The cost of moving register to/from memory either for SSE or x87 register is quite high, and could easily kill the perfomance gains of SSE code (additional min/max insns and non-stack nature of SSE registers without the need for exchanging registers to death).

However, if youneedan x87 intrinsic in SSE code, you can use -mfpmath=sse,387 or you could use long double version of intrinsic functions. These are always enabled. By using sinl() in above code, you get an x87 sinf function even with -mfpmath=sse (please note that as long as "long double" math is needed, calculation stays in x87):

       movsd   16(%ebp), %xmm0
       mulsd   %xmm0, %xmm0
       addsd   8(%ebp), %xmm0
       movsd   %xmm0, -8(%ebp)
       fldl    -8(%ebp)
       fsin
       fld1
       leave
       faddp   %st, %st(1)

With -mfpmath=387, SSE code can be produced by SSE intrinsics. An (scalar!) example:

#include <xmmintrin.h>

float test (float a, float b) {
 __m128 A, B, C;
 float c;


 A = _mm_set_ss(a);
 B = _mm_set_ss(b);


 // stuff
 C = _mm_mul_ss(A, B);


 _mm_store_ss(&c, C);
 return c;
}

will be compiled to:

       movss   8(%ebp), %xmm0
       movss   12(%ebp), %xmm1
       mulss   %xmm1, %xmm0
       movss   %xmm0, -4(%ebp)
       flds    -4(%ebp)

So, your dot product kernel should be implemented with (vectorized) SSE intrinsics, and other scalar code with x87 instructions. This will minimize register shuffling and optimize resource usage - scalar code should use x87 (to use it with x87 intrinsics) and vector code should use SSE unit. You have a lot of possibilites to control resource usage, that were actually impossible with previous gcc versions.

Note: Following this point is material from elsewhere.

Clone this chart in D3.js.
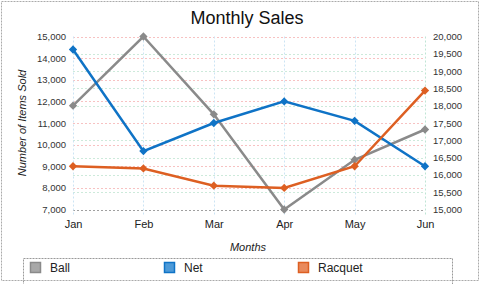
<!DOCTYPE html>
<html>
<head>
<meta charset="utf-8">
<script src="https://cdnjs.cloudflare.com/ajax/libs/d3/7.8.5/d3.min.js"></script>
<style>
body { margin: 0; background: #fff; }
svg { font-family: "Liberation Sans", Arial, sans-serif; display: block; }
</style>
</head>
<body>
<div id="chart"></div>
<script>
var months = ["Jan", "Feb", "Mar", "Apr", "May", "Jun"];
var ball = [11800, 15000, 11400, 7000, 9300, 10700];
var net = [14400, 9700, 11000, 12000, 11100, 9000];
var racquet = [9000, 8900, 8100, 8000, 9000, 12500];
var leftTicks = [7000, 8000, 9000, 10000, 11000, 12000, 13000, 14000, 15000];
var rightTicks = [15000, 15500, 16000, 16500, 17000, 17500, 18000, 18500, 19000, 19500, 20000];

var series = [
	{ name: "Ball", values: ball, color: "#8a8a8a", fill: "#a8a8a8" },
	{ name: "Net", values: net, color: "#0f73c6", fill: "#4d9ad8" },
	{ name: "Racquet", values: racquet, color: "#dd5f22", fill: "#e98a5c" }
];

var width = 480,
	height = 284,
	fmt = d3.format(",");

var svg = d3.select("#chart").append("svg")
	.attr("width", width)
	.attr("height", height);

var x = d3.scalePoint().domain(months).range([73, 425]),
	y = d3.scaleLinear().domain([7000, 15000]).range([209.5, 36.5]),
	y2 = d3.scaleLinear().domain([15000, 20000]).range([209.5, 36.5]);

// outer frame
svg.append("rect")
	.attr("x", 1.5).attr("y", 1.5)
	.attr("width", width - 3).attr("height", height - 5)
	.attr("fill", "none")
	.attr("stroke", "#aaa")
	.attr("stroke-dasharray", "2,1");

svg.append("text")
	.attr("x", 247).attr("y", 24)
	.attr("text-anchor", "middle")
	.attr("font-size", 18)
	.attr("fill", "#111")
	.text("Monthly Sales");

var grid = svg.append("g");

// right axis grid (greenish)
grid.selectAll(".g2").data(rightTicks).enter().append("line")
	.attr("x1", 73).attr("x2", 425)
	.attr("y1", function(d) { return Math.round(y2(d)) + 0.5; })
	.attr("y2", function(d) { return Math.round(y2(d)) + 0.5; })
	.attr("stroke", "#cdeadb")
	.attr("stroke-dasharray", "2,2");

// left axis grid (red)
grid.selectAll(".g1").data(leftTicks).enter().append("line")
	.attr("x1", 73).attr("x2", 425)
	.attr("y1", function(d) { return Math.round(y(d)) + 0.5; })
	.attr("y2", function(d) { return Math.round(y(d)) + 0.5; })
	.attr("stroke", function(d) { return d == 7000 ? "#a0a0a0" : "#f7c2c2"; })
	.attr("stroke-dasharray", "2,2");

// vertical grid
grid.selectAll(".gv").data(months).enter().append("line")
	.attr("x1", function(d) { return Math.round(x(d)) + 0.5; })
	.attr("x2", function(d) { return Math.round(x(d)) + 0.5; })
	.attr("y1", 36.5).attr("y2", 215)
	.attr("stroke", function(d, i) { return i == 5 ? "#bfe5d5" : "#cce4f4"; })
	.attr("stroke-dasharray", "2,2");

// left axis
var yAxis = svg.append("g")
	.attr("transform", "translate(73,0)")
	.call(d3.axisLeft(y).tickValues(leftTicks).tickFormat(fmt).tickSize(0).tickPadding(7));
yAxis.select(".domain").remove();
yAxis.selectAll("text").attr("font-size", 9.5).attr("fill", "#333").attr("font-family", "Liberation Sans, Arial, sans-serif");

// right axis
var yAxis2 = svg.append("g")
	.attr("transform", "translate(425,0)")
	.call(d3.axisRight(y2).tickValues(rightTicks).tickFormat(fmt).tickSize(0).tickPadding(8));
yAxis2.select(".domain").remove();
yAxis2.selectAll("text").attr("font-size", 9.5).attr("fill", "#333").attr("font-family", "Liberation Sans, Arial, sans-serif");

// x axis
var xAxis = svg.append("g")
	.attr("transform", "translate(0,215)")
	.call(d3.axisBottom(x).tickSize(0).tickPadding(5));
xAxis.select(".domain").remove();
xAxis.selectAll("text").attr("font-size", 11).attr("fill", "#222").attr("font-family", "Liberation Sans, Arial, sans-serif");

svg.append("text")
	.attr("x", 248).attr("y", 251)
	.attr("text-anchor", "middle")
	.attr("font-size", 11)
	.attr("font-style", "italic")
	.attr("fill", "#222")
	.text("Months");

svg.append("text")
	.attr("transform", "translate(26,123) rotate(-90)")
	.attr("text-anchor", "middle")
	.attr("font-size", 11)
	.attr("font-style", "italic")
	.attr("fill", "#222")
	.text("Number of Items Sold");

var line = d3.line()
	.x(function(d, i) { return x(months[i]); })
	.y(function(d) { return y(d); });

var sg = svg.selectAll(".series").data(series).enter().append("g");

sg.append("path")
	.attr("d", function(d) { return line(d.values); })
	.attr("fill", "none")
	.attr("stroke", function(d) { return d.color; })
	.attr("stroke-width", 2.5);

sg.each(function(s) {
	d3.select(this).selectAll("path.m").data(s.values).enter().append("path")
		.attr("class", "m")
		.attr("d", d3.symbol().type(d3.symbolDiamond2).size(44))
		.attr("transform", function(d, i) { return "translate(" + x(months[i]) + "," + y(d) + ")"; })
		.attr("fill", s.color);
});

// legend
svg.append("rect")
	.attr("x", 23.5).attr("y", 258.5)
	.attr("width", 429).attr("height", 30)
	.attr("fill", "none")
	.attr("stroke", "#999")
	.attr("stroke-dasharray", "2,1");

var legX = d3.scalePoint().domain(series.map(function(d) { return d.name; })).range([30, 298]);

var lg = svg.selectAll(".leg").data(series).enter().append("g")
	.attr("transform", function(d) { return "translate(" + legX(d.name) + ",262)"; });

lg.append("rect")
	.attr("x", 0.5).attr("y", 0.5)
	.attr("width", 10).attr("height", 10)
	.attr("fill", function(d) { return d.fill; })
	.attr("stroke", function(d) { return d.color; })
	.attr("stroke-width", 1.5);

lg.append("text")
	.attr("x", 20).attr("y", 10)
	.attr("font-size", 12)
	.attr("fill", "#222")
	.text(function(d) { return d.name; });
</script>
</body>
</html>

However, it is true that the real performance impact of disabled x87 intrinsics will be shown when ABI and math library functions will be changed to something similar to x86_64.

HTH, Uros.

A note on how to use the vector extensions is in the Using GCC manual. See the Vector extensions page, and look at the appropriate builtins for the architecture you care about.